● **Exercise prompt**: Nothing outside the range from the line with "Convert this diagram to TikZ code." to the line with "align=center, inner sep=0pt]" belongs in the copy, and no pictures do either; repeat that range exactly.

● **Supplied records**:

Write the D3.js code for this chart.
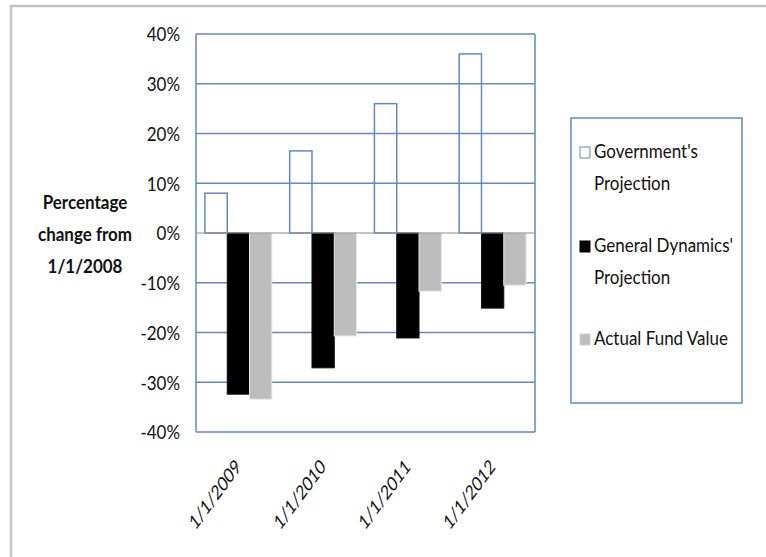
* * *
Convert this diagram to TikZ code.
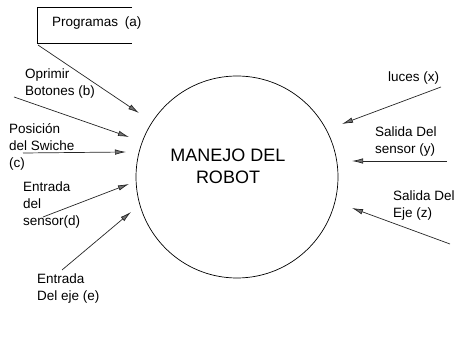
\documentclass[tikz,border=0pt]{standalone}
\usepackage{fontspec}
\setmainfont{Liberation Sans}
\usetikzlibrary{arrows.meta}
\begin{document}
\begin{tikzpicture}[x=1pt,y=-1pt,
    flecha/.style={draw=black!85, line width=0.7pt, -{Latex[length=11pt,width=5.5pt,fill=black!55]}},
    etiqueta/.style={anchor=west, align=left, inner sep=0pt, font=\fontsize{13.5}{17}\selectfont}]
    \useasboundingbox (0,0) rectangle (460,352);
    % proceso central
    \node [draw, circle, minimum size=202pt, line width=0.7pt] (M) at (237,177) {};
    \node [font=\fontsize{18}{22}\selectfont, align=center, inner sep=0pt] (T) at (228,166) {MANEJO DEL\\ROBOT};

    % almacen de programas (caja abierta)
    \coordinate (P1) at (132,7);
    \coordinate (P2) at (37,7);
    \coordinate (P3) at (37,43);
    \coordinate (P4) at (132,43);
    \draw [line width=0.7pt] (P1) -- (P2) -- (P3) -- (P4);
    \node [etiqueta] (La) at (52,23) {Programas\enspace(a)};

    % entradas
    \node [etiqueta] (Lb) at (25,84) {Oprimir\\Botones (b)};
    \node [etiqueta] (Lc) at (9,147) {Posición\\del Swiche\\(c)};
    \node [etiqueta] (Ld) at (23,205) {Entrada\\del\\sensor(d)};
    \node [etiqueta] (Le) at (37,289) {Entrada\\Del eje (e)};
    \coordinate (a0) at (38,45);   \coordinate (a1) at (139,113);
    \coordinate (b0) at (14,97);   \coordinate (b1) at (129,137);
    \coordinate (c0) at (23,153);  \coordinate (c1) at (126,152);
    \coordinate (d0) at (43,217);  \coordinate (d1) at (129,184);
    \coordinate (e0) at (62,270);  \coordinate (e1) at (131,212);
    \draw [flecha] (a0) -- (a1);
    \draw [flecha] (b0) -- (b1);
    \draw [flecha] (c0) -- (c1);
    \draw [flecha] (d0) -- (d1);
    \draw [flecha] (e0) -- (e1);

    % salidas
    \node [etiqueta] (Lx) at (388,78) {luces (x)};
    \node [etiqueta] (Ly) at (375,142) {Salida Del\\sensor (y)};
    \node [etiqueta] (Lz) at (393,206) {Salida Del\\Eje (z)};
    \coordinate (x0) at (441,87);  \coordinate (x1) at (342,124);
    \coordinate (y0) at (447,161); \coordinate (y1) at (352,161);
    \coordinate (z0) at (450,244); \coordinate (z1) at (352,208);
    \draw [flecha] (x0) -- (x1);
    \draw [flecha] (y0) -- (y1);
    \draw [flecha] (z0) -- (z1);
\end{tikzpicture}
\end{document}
==
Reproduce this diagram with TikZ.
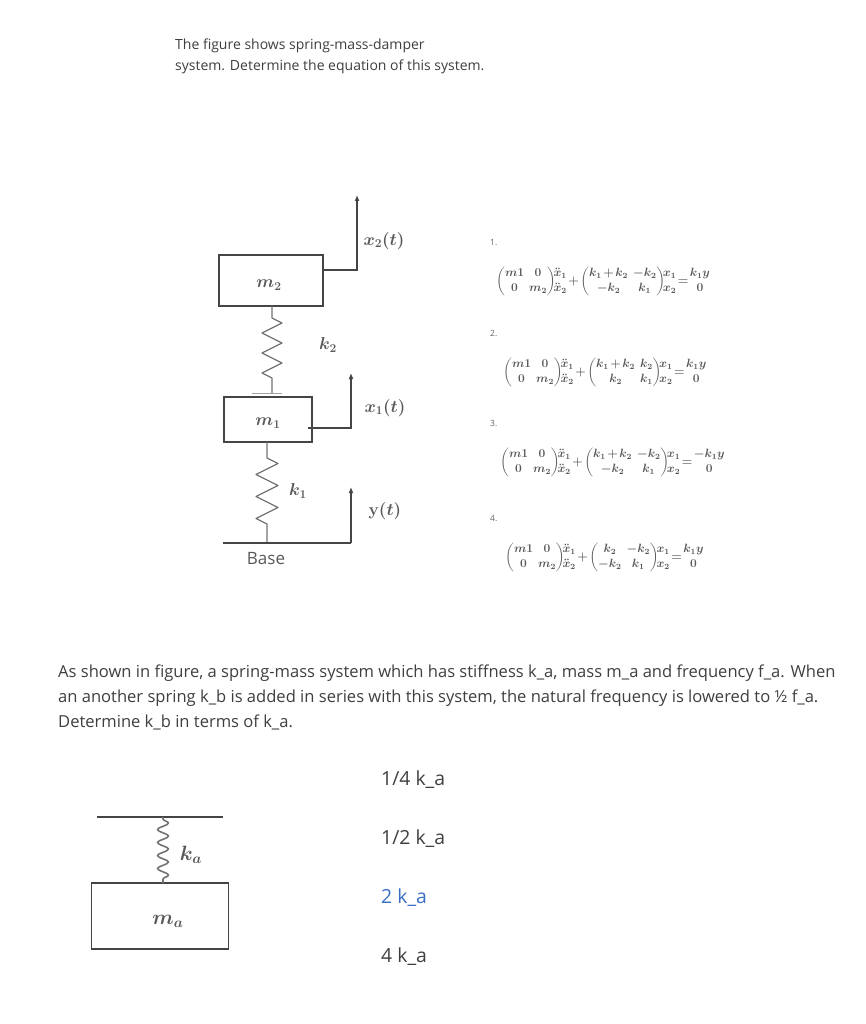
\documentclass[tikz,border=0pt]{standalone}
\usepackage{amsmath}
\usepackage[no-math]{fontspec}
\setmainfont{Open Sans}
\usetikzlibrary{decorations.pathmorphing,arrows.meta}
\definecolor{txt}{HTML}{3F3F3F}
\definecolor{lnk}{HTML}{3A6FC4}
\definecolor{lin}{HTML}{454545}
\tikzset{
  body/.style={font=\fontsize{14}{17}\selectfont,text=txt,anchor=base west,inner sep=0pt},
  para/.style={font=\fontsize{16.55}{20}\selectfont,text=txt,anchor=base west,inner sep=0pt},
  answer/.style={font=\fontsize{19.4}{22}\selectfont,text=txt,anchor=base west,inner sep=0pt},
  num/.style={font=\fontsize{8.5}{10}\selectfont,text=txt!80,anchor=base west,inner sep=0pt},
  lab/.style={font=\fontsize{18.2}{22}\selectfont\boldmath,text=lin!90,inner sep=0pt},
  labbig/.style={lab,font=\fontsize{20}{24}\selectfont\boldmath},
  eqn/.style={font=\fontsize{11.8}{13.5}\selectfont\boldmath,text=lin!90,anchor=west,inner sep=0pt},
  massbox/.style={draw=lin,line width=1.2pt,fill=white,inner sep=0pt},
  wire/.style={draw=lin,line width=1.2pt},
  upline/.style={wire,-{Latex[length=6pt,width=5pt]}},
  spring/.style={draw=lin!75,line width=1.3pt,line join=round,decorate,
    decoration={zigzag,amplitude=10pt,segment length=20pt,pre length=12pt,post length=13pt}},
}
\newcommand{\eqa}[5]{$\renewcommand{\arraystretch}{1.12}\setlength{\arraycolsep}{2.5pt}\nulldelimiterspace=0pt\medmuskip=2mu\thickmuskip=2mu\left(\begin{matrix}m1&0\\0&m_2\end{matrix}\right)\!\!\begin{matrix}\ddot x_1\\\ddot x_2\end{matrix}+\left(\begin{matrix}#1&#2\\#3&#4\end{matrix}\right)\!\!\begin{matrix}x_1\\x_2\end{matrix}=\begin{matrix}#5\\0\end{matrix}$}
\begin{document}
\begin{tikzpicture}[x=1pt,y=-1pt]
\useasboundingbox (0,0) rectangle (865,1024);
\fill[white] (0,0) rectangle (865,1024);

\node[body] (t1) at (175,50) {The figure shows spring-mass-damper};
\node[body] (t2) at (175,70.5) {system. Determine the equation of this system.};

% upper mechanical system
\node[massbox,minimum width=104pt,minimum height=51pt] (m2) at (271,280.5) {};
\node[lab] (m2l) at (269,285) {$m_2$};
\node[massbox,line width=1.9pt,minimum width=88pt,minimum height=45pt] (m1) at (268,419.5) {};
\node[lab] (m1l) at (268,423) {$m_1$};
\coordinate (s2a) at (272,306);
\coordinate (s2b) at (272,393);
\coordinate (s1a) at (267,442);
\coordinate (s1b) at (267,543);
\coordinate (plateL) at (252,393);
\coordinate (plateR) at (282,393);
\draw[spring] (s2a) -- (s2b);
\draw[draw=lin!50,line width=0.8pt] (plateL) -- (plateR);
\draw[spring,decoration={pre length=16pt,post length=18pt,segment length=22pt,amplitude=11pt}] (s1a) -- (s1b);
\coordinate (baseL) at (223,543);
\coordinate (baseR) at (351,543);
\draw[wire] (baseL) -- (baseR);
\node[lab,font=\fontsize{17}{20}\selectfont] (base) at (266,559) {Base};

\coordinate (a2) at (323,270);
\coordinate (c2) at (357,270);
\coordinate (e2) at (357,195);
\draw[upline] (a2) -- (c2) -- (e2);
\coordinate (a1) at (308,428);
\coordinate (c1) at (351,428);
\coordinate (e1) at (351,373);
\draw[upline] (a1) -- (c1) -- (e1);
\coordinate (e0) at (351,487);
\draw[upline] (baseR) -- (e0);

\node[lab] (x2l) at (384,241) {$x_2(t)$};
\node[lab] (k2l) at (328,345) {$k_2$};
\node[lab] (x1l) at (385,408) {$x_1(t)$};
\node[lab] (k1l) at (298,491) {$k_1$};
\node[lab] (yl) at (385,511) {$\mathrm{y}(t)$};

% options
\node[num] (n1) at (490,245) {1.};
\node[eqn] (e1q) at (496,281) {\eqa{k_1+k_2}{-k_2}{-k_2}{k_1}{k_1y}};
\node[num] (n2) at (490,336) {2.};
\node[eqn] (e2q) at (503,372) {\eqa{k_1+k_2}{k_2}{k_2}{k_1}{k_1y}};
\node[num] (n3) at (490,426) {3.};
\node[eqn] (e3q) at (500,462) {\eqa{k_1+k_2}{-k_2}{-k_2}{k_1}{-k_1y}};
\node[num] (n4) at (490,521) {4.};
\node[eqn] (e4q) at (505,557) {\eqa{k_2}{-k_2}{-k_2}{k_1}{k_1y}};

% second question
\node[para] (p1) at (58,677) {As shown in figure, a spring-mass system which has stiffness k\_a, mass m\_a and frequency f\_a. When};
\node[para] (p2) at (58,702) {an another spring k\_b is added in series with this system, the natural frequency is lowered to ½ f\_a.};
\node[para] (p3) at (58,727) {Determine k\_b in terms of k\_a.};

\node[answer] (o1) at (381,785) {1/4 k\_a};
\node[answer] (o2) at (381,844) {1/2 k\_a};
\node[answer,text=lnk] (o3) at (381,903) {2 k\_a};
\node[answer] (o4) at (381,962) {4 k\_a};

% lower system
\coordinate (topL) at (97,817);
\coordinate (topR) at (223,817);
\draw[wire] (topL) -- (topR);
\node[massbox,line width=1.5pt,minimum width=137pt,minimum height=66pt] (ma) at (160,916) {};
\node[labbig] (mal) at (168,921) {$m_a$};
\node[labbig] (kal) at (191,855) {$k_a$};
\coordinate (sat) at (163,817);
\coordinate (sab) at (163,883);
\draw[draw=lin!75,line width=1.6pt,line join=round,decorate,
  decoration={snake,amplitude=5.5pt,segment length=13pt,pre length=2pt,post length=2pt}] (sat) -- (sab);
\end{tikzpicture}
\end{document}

● **Answer to this task**:
Convert this diagram to TikZ code.
\documentclass[tikz,border=0pt]{standalone}
\usepackage{fontspec}
\setmainfont{Liberation Sans}
\usetikzlibrary{arrows.meta}
\begin{document}
\begin{tikzpicture}[x=1pt,y=-1pt,
    flecha/.style={draw=black!85, line width=0.7pt, -{Latex[length=11pt,width=5.5pt,fill=black!55]}},
    etiqueta/.style={anchor=west, align=left, inner sep=0pt, font=\fontsize{13.5}{17}\selectfont}]
    \useasboundingbox (0,0) rectangle (460,352);
    % proceso central
    \node [draw, circle, minimum size=202pt, line width=0.7pt] (M) at (237,177) {};
    \node [font=\fontsize{18}{22}\selectfont, align=center, inner sep=0pt] (T) at (228,166) {MANEJO DEL\\ROBOT};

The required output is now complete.